JOB.
Reproduce the lines exactly, beginning with the line that has "What matplotlib code" and ending with the line that has "ax = fig.add_axes([0.161, 0.031, 0.809, 0.749])". Images are left out.

____ DATASET ENTRIES

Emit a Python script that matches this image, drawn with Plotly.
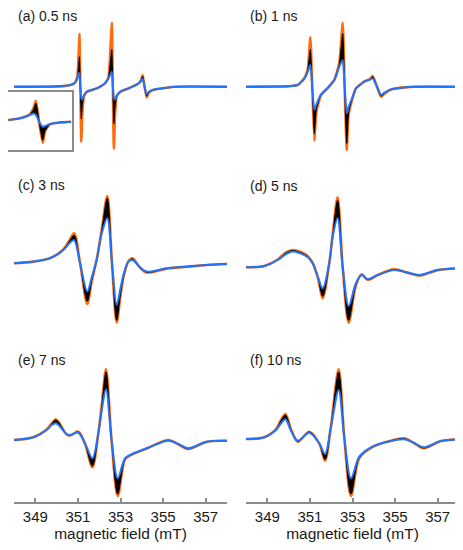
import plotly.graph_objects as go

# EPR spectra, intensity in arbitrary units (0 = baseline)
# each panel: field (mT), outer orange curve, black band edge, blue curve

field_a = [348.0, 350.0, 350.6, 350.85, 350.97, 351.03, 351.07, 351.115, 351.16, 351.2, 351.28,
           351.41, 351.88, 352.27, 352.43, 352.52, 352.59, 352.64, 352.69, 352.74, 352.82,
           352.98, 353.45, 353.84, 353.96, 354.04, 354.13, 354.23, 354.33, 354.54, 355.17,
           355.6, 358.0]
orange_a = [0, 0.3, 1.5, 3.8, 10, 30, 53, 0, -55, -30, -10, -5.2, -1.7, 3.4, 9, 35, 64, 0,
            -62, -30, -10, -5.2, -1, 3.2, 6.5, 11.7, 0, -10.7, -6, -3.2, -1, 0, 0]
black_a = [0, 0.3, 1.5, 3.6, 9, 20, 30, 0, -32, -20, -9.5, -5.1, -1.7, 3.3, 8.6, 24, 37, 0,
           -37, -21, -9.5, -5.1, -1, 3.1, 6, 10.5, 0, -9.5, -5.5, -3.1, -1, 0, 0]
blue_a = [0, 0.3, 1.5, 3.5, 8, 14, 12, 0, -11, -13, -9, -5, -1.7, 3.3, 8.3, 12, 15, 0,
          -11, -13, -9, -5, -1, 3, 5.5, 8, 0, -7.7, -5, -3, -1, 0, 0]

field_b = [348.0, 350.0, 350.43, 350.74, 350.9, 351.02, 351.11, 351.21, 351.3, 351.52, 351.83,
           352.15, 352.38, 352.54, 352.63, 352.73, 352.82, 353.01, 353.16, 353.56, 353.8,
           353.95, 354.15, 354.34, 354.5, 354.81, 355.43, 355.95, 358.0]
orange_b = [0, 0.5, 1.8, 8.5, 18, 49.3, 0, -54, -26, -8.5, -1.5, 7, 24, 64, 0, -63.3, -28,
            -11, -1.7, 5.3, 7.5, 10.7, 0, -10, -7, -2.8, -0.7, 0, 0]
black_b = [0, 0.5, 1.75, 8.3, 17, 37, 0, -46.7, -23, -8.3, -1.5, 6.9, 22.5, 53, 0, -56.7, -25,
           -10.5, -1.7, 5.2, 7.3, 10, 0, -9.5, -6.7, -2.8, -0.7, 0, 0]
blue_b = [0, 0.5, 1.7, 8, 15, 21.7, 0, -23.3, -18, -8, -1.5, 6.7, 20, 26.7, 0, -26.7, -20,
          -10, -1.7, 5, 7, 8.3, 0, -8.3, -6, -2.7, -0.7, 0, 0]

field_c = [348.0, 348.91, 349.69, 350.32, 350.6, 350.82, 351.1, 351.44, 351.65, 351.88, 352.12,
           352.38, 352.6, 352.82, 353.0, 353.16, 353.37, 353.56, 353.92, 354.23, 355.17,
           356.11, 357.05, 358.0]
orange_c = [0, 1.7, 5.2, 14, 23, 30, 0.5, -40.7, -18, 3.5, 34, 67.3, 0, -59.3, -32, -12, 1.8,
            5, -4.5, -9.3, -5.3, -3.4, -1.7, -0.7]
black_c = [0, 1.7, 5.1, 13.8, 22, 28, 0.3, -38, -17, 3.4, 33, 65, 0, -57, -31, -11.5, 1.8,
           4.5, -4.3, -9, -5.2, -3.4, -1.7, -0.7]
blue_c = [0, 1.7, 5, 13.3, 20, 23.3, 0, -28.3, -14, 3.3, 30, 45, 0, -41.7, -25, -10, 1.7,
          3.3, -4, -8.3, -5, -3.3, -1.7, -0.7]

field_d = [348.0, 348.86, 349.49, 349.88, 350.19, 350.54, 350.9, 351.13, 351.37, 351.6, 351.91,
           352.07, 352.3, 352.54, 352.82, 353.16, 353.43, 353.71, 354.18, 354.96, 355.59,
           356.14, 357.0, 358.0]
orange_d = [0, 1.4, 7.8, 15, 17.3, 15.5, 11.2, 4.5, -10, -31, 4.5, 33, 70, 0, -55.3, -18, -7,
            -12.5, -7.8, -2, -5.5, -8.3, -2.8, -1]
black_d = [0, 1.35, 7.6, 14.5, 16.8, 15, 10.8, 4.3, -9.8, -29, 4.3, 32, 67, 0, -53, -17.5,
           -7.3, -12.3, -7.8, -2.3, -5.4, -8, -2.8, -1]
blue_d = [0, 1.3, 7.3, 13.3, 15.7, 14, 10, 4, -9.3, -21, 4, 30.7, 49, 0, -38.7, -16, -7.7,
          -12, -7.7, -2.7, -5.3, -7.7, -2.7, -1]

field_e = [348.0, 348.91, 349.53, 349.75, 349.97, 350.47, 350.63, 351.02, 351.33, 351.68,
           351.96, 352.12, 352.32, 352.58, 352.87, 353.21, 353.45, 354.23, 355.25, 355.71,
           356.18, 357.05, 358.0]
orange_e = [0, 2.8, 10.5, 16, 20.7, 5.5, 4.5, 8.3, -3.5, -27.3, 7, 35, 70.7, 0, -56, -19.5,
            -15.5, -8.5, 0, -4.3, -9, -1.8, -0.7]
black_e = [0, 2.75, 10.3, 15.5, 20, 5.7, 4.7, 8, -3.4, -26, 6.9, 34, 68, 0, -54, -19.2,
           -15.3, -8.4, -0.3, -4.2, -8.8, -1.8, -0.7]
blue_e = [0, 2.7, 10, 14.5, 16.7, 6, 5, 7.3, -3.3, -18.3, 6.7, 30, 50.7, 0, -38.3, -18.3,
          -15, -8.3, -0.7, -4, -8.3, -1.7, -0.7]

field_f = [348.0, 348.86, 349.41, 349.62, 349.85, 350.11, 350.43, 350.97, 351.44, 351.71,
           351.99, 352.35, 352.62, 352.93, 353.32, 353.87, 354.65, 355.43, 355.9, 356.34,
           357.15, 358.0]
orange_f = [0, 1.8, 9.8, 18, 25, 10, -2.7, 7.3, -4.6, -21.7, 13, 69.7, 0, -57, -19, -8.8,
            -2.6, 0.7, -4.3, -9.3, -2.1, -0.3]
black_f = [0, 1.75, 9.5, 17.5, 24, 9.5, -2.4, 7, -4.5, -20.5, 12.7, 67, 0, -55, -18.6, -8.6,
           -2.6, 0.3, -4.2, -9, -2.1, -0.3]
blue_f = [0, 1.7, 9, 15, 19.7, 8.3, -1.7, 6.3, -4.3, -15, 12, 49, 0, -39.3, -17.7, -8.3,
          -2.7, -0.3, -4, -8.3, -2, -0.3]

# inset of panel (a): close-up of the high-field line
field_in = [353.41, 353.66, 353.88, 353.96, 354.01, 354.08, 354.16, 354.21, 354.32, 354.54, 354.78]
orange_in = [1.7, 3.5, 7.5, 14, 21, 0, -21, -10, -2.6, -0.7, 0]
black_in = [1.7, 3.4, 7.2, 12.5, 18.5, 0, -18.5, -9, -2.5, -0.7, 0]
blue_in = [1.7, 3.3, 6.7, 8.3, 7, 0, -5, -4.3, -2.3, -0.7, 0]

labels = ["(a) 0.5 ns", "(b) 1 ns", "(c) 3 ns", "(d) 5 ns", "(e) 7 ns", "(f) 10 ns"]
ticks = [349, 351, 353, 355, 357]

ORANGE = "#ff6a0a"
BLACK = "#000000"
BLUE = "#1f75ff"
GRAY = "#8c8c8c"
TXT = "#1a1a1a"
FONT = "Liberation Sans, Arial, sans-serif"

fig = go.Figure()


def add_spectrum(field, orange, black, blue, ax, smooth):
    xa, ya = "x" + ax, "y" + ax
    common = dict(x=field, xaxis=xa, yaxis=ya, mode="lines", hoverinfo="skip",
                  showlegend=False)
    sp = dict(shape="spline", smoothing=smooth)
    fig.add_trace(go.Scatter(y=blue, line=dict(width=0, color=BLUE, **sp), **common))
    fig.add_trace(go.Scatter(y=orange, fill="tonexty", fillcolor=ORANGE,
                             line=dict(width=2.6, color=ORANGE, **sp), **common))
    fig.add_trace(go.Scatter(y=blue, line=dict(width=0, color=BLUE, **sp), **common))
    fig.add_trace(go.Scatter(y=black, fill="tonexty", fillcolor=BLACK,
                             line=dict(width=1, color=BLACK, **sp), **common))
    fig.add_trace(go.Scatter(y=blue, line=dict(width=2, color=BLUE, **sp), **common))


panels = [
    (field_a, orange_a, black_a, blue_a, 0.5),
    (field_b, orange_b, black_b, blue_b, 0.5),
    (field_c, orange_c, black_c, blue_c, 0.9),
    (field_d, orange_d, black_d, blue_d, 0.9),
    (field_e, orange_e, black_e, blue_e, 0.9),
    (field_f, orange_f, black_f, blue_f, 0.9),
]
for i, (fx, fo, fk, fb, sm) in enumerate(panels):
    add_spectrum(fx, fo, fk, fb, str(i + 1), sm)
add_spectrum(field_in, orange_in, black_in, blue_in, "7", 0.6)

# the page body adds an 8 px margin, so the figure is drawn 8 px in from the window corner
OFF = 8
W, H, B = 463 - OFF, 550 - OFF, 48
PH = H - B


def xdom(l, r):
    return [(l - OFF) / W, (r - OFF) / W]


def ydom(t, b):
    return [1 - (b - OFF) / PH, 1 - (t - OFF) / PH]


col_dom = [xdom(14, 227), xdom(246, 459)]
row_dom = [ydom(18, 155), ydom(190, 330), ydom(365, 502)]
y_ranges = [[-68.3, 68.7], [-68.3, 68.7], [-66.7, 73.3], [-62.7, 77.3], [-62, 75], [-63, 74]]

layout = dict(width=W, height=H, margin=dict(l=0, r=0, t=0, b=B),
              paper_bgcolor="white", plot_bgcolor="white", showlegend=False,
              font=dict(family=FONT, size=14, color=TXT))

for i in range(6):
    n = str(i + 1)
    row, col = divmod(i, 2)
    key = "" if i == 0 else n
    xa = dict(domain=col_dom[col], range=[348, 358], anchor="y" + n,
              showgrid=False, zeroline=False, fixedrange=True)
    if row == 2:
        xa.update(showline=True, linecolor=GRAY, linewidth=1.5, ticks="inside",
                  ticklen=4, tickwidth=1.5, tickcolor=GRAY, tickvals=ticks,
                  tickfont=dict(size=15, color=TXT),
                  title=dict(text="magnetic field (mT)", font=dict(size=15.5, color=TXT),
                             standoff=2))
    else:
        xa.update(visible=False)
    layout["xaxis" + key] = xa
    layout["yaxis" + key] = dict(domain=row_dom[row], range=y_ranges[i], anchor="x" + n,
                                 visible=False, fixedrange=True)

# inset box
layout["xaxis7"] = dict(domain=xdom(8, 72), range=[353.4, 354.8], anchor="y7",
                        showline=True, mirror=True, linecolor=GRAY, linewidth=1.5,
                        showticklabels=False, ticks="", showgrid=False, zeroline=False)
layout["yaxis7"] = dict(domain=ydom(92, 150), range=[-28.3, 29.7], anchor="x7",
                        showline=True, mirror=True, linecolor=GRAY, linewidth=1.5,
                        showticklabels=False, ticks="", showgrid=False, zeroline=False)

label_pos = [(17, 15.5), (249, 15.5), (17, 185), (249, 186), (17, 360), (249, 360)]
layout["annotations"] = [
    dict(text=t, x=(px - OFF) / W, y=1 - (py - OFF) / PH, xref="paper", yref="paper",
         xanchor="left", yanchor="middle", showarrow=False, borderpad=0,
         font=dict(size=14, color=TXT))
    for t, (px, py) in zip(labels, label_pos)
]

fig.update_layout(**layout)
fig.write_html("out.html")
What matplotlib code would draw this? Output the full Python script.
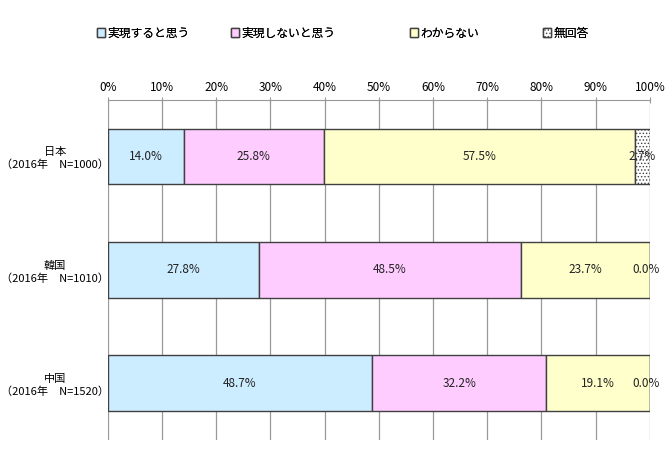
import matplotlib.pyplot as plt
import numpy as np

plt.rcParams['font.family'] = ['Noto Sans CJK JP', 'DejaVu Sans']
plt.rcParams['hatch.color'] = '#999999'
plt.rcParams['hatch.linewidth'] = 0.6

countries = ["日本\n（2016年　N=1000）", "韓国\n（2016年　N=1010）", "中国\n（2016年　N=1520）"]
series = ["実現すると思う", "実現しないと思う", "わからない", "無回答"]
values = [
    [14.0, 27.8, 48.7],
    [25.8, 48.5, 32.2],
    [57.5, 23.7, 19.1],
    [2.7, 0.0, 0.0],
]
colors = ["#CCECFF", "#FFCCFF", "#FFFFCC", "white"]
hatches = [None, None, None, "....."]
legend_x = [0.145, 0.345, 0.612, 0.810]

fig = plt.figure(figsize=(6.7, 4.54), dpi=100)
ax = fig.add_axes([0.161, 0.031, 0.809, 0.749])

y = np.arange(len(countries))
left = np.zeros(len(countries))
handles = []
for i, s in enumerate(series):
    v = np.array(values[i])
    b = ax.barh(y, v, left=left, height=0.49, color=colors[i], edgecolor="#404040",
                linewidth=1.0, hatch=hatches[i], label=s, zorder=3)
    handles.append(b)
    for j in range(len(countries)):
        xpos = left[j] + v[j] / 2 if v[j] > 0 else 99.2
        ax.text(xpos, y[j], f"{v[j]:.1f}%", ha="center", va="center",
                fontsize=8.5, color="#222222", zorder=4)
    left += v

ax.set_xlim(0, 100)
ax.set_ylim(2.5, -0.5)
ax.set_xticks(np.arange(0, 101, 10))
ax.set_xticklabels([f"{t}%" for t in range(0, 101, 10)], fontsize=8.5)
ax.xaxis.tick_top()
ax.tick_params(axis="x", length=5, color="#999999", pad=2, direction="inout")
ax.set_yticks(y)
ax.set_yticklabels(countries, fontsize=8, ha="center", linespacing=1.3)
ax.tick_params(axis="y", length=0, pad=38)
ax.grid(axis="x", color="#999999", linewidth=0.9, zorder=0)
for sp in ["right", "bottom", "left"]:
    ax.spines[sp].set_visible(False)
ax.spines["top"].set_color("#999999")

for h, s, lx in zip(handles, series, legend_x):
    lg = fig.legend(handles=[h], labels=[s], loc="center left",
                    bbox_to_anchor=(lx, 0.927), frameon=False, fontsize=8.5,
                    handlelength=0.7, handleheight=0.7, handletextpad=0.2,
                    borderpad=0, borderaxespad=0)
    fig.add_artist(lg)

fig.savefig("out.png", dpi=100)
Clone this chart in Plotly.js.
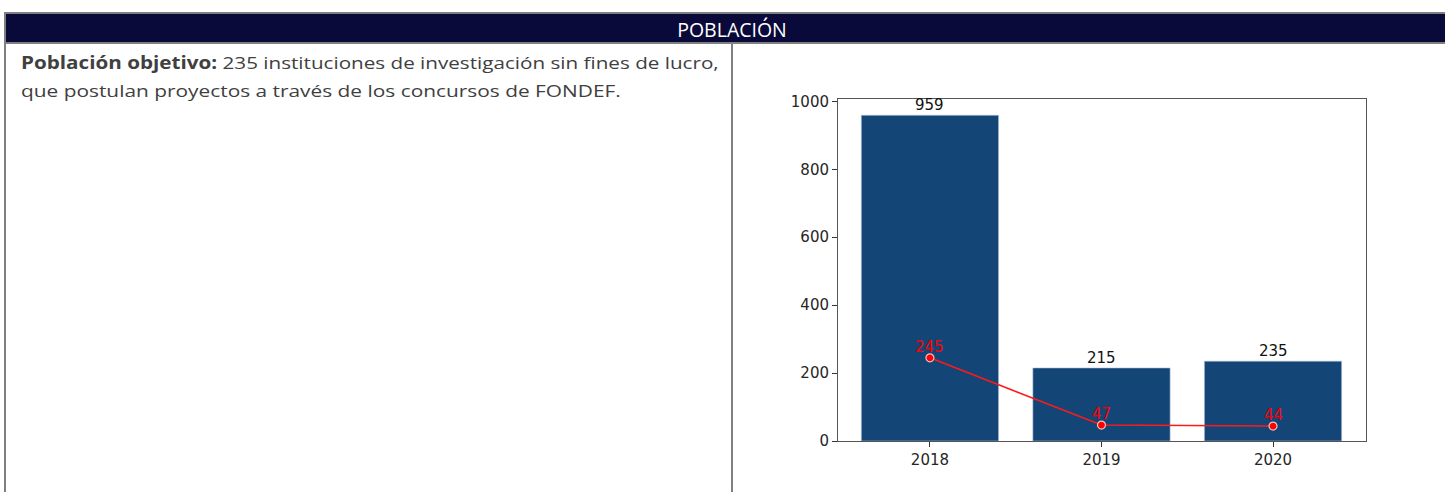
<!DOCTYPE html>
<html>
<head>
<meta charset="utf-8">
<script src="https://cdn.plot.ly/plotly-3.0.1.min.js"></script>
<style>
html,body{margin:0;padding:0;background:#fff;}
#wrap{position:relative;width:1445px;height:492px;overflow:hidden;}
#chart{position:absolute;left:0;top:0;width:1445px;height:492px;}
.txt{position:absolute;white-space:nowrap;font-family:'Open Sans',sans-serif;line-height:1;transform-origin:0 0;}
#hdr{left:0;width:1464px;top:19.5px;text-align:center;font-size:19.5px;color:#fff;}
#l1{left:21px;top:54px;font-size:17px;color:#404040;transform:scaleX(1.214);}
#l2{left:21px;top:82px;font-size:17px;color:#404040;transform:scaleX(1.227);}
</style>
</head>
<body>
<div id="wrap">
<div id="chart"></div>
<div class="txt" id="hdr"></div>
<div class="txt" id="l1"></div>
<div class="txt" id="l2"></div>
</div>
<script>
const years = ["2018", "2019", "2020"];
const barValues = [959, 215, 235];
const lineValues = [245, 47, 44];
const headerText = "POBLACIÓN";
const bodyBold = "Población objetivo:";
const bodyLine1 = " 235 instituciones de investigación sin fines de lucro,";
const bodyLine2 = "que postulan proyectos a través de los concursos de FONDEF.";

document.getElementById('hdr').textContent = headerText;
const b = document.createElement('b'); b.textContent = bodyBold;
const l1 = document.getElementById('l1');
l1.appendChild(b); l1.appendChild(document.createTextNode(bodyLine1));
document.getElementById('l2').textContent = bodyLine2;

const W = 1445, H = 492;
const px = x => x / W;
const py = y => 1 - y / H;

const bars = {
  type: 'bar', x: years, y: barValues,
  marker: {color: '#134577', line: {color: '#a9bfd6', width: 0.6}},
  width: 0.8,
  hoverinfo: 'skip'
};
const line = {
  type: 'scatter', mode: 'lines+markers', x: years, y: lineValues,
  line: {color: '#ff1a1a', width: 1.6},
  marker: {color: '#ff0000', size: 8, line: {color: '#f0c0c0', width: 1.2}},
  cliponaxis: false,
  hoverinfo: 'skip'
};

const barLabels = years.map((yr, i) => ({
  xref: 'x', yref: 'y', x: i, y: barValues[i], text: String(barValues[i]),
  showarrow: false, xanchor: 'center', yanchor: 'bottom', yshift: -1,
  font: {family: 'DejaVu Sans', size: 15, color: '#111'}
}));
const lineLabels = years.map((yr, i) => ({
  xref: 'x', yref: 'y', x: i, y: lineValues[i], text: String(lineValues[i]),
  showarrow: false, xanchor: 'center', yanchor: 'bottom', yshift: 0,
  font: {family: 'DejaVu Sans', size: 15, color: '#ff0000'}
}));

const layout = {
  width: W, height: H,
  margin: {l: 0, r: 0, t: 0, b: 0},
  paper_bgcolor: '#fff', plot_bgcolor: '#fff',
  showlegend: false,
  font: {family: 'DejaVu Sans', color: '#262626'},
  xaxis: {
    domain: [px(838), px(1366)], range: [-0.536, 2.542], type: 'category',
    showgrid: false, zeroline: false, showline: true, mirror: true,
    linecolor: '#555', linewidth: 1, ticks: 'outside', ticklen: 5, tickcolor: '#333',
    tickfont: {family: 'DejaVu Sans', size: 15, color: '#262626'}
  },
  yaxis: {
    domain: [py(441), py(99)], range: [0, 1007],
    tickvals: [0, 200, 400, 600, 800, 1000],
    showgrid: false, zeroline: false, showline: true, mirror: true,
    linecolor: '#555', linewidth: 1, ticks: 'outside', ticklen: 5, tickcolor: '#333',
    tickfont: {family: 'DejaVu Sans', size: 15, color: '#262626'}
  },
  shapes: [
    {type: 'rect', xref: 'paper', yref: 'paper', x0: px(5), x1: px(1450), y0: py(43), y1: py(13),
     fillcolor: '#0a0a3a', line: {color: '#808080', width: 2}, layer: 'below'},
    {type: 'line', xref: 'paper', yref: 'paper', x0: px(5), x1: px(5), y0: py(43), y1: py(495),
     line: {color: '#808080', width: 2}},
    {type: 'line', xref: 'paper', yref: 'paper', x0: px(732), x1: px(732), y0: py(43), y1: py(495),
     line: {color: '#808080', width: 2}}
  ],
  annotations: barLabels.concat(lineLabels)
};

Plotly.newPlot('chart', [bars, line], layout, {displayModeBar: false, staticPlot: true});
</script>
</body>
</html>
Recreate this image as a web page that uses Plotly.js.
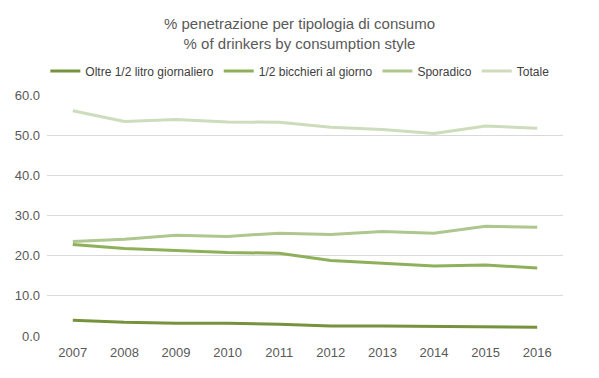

________

RESPONSE.
What matplotlib code would draw this? Output the full Python script.
import matplotlib.pyplot as plt
import numpy as np

plt.rcParams['font.family'] = ['Noto Sans CJK JP', 'DejaVu Sans']
plt.rcParams['hatch.color'] = '#999999'
plt.rcParams['hatch.linewidth'] = 0.6

countries = ["日本\n（2016年　N=1000）", "韓国\n（2016年　N=1010）", "中国\n（2016年　N=1520）"]
series = ["実現すると思う", "実現しないと思う", "わからない", "無回答"]
values = [
    [14.0, 27.8, 48.7],
    [25.8, 48.5, 32.2],
    [57.5, 23.7, 19.1],
    [2.7, 0.0, 0.0],
]
colors = ["#CCECFF", "#FFCCFF", "#FFFFCC", "white"]
hatches = [None, None, None, "....."]
legend_x = [0.145, 0.345, 0.612, 0.810]

fig = plt.figure(figsize=(6.7, 4.54), dpi=100)
ax = fig.add_axes([0.161, 0.031, 0.809, 0.749])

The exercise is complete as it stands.